[TO BE DONE]
Write every entry out again exactly, please, and skip the pictures.

[DATA EXCERPTS]

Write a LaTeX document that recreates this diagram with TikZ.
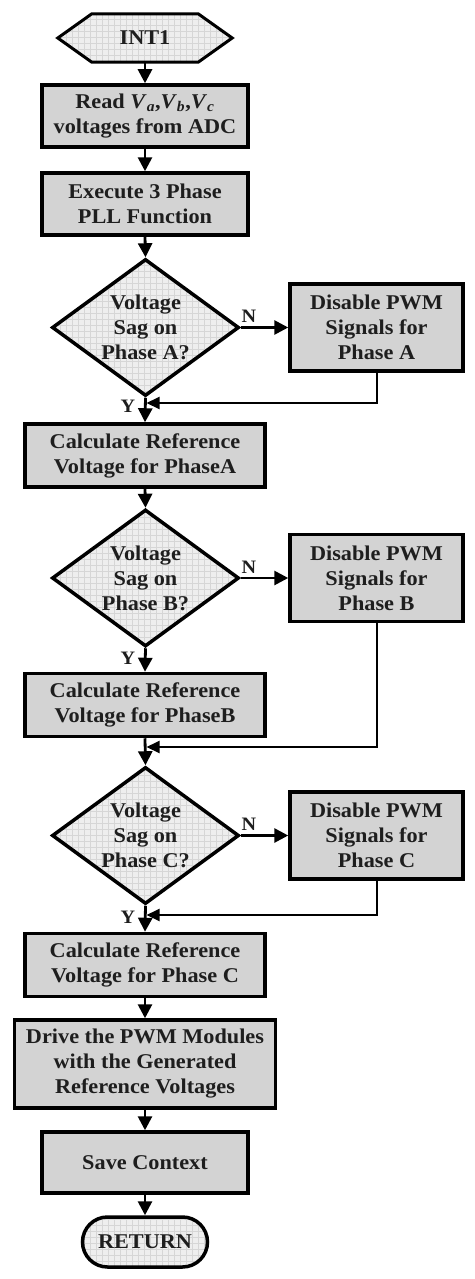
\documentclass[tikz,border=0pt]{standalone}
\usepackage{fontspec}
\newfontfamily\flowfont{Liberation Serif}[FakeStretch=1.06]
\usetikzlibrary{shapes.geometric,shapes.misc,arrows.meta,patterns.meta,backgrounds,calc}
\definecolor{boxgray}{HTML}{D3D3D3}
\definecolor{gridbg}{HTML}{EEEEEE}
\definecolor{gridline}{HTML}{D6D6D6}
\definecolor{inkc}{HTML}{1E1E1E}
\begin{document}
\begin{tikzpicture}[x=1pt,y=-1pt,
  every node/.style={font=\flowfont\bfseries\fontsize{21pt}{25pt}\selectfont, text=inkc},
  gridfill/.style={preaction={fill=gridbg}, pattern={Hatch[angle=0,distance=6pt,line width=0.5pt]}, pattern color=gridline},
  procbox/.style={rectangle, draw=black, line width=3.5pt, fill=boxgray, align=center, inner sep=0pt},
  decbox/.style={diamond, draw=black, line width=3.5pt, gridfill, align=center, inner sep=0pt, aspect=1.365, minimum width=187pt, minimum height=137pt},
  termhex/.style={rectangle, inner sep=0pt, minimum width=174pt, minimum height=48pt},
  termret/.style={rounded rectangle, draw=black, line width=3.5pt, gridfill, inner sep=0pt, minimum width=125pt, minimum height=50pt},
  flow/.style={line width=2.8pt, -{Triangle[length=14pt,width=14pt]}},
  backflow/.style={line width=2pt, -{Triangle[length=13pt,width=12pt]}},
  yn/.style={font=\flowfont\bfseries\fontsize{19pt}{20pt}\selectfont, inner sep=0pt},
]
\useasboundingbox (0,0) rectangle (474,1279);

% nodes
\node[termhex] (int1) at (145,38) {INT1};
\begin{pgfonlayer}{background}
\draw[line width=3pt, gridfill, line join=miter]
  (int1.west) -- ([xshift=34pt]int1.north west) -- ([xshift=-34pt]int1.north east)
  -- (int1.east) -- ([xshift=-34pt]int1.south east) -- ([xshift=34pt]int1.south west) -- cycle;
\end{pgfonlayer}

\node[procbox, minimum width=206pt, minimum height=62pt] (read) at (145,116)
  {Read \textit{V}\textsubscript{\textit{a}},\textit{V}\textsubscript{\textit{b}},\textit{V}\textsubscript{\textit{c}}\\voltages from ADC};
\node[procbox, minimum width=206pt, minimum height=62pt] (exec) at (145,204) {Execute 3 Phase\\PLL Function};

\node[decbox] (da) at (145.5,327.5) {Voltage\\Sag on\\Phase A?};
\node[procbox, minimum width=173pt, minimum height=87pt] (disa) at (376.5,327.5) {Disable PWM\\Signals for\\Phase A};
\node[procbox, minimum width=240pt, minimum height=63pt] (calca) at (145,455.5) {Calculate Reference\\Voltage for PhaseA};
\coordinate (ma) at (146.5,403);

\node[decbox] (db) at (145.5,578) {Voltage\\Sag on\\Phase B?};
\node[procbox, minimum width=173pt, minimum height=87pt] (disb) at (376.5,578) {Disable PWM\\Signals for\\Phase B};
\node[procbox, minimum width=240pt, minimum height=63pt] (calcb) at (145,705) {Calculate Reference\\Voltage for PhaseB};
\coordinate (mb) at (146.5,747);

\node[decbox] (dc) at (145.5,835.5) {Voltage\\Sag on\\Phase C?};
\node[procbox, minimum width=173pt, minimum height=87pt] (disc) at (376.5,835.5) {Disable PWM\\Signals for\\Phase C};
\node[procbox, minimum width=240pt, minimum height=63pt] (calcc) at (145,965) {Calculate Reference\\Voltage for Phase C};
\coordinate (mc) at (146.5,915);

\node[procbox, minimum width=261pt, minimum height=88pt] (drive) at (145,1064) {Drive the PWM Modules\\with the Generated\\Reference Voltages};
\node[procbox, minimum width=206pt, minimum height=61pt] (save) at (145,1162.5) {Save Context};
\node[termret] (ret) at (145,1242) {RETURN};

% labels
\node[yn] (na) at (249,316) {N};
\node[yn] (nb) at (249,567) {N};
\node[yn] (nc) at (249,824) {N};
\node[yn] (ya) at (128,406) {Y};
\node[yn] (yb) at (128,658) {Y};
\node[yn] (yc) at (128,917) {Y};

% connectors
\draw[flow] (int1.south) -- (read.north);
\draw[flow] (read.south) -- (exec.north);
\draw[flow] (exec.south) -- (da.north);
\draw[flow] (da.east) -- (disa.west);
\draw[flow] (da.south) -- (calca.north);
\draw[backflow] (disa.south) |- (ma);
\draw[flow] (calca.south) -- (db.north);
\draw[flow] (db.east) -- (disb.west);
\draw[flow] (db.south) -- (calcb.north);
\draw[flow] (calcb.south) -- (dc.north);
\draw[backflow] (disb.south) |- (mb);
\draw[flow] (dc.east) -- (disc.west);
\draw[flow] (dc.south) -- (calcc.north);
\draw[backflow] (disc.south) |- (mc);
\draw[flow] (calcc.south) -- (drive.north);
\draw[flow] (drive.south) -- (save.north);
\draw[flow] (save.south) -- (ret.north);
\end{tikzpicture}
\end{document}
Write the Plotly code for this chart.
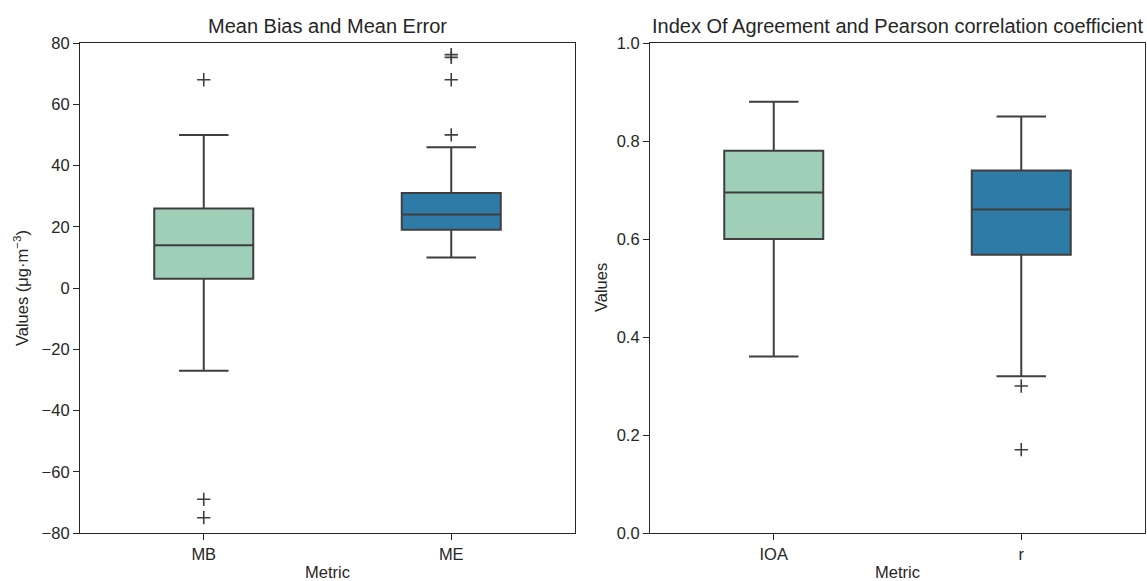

[ANSWER BELOW]
Write a LaTeX document that recreates this diagram with TikZ.
\documentclass[tikz,border=0pt]{standalone}
\usepackage{fontspec}
\newfontfamily\flowfont{Liberation Serif}[FakeStretch=1.06]
\usetikzlibrary{shapes.geometric,shapes.misc,arrows.meta,patterns.meta,backgrounds,calc}
\definecolor{boxgray}{HTML}{D3D3D3}
\definecolor{gridbg}{HTML}{EEEEEE}
\definecolor{gridline}{HTML}{D6D6D6}
\definecolor{inkc}{HTML}{1E1E1E}
\begin{document}
\begin{tikzpicture}[x=1pt,y=-1pt,
  every node/.style={font=\flowfont\bfseries\fontsize{21pt}{25pt}\selectfont, text=inkc},
  gridfill/.style={preaction={fill=gridbg}, pattern={Hatch[angle=0,distance=6pt,line width=0.5pt]}, pattern color=gridline},
  procbox/.style={rectangle, draw=black, line width=3.5pt, fill=boxgray, align=center, inner sep=0pt},
  decbox/.style={diamond, draw=black, line width=3.5pt, gridfill, align=center, inner sep=0pt, aspect=1.365, minimum width=187pt, minimum height=137pt},
  termhex/.style={rectangle, inner sep=0pt, minimum width=174pt, minimum height=48pt},
  termret/.style={rounded rectangle, draw=black, line width=3.5pt, gridfill, inner sep=0pt, minimum width=125pt, minimum height=50pt},
  flow/.style={line width=2.8pt, -{Triangle[length=14pt,width=14pt]}},
  backflow/.style={line width=2pt, -{Triangle[length=13pt,width=12pt]}},
  yn/.style={font=\flowfont\bfseries\fontsize{19pt}{20pt}\selectfont, inner sep=0pt},
]
\useasboundingbox (0,0) rectangle (474,1279);

% nodes
\node[termhex] (int1) at (145,38) {INT1};
\begin{pgfonlayer}{background}
\draw[line width=3pt, gridfill, line join=miter]
  (int1.west) -- ([xshift=34pt]int1.north west) -- ([xshift=-34pt]int1.north east)
  -- (int1.east) -- ([xshift=-34pt]int1.south east) -- ([xshift=34pt]int1.south west) -- cycle;
\end{pgfonlayer}

\node[procbox, minimum width=206pt, minimum height=62pt] (read) at (145,116)
  {Read \textit{V}\textsubscript{\textit{a}},\textit{V}\textsubscript{\textit{b}},\textit{V}\textsubscript{\textit{c}}\\voltages from ADC};
\node[procbox, minimum width=206pt, minimum height=62pt] (exec) at (145,204) {Execute 3 Phase\\PLL Function};

\node[decbox] (da) at (145.5,327.5) {Voltage\\Sag on\\Phase A?};
\node[procbox, minimum width=173pt, minimum height=87pt] (disa) at (376.5,327.5) {Disable PWM\\Signals for\\Phase A};
\node[procbox, minimum width=240pt, minimum height=63pt] (calca) at (145,455.5) {Calculate Reference\\Voltage for PhaseA};
\coordinate (ma) at (146.5,403);

\node[decbox] (db) at (145.5,578) {Voltage\\Sag on\\Phase B?};
\node[procbox, minimum width=173pt, minimum height=87pt] (disb) at (376.5,578) {Disable PWM\\Signals for\\Phase B};
\node[procbox, minimum width=240pt, minimum height=63pt] (calcb) at (145,705) {Calculate Reference\\Voltage for PhaseB};
\coordinate (mb) at (146.5,747);

\node[decbox] (dc) at (145.5,835.5) {Voltage\\Sag on\\Phase C?};
\node[procbox, minimum width=173pt, minimum height=87pt] (disc) at (376.5,835.5) {Disable PWM\\Signals for\\Phase C};
\node[procbox, minimum width=240pt, minimum height=63pt] (calcc) at (145,965) {Calculate Reference\\Voltage for Phase C};
\coordinate (mc) at (146.5,915);

\node[procbox, minimum width=261pt, minimum height=88pt] (drive) at (145,1064) {Drive the PWM Modules\\with the Generated\\Reference Voltages};
\node[procbox, minimum width=206pt, minimum height=61pt] (save) at (145,1162.5) {Save Context};
\node[termret] (ret) at (145,1242) {RETURN};

% labels
\node[yn] (na) at (249,316) {N};
\node[yn] (nb) at (249,567) {N};
\node[yn] (nc) at (249,824) {N};
\node[yn] (ya) at (128,406) {Y};
\node[yn] (yb) at (128,658) {Y};
\node[yn] (yc) at (128,917) {Y};

% connectors
\draw[flow] (int1.south) -- (read.north);
\draw[flow] (read.south) -- (exec.north);
\draw[flow] (exec.south) -- (da.north);
\draw[flow] (da.east) -- (disa.west);
\draw[flow] (da.south) -- (calca.north);
\draw[backflow] (disa.south) |- (ma);
\draw[flow] (calca.south) -- (db.north);
\draw[flow] (db.east) -- (disb.west);
\draw[flow] (db.south) -- (calcb.north);
\draw[flow] (calcb.south) -- (dc.north);
\draw[backflow] (disb.south) |- (mb);
\draw[flow] (dc.east) -- (disc.west);
\draw[flow] (dc.south) -- (calcc.north);
\draw[backflow] (disc.south) |- (mc);
\draw[flow] (calcc.south) -- (drive.north);
\draw[flow] (drive.south) -- (save.north);
\draw[flow] (save.south) -- (ret.north);
\end{tikzpicture}
\end{document}
Write the Plotly code for this chart.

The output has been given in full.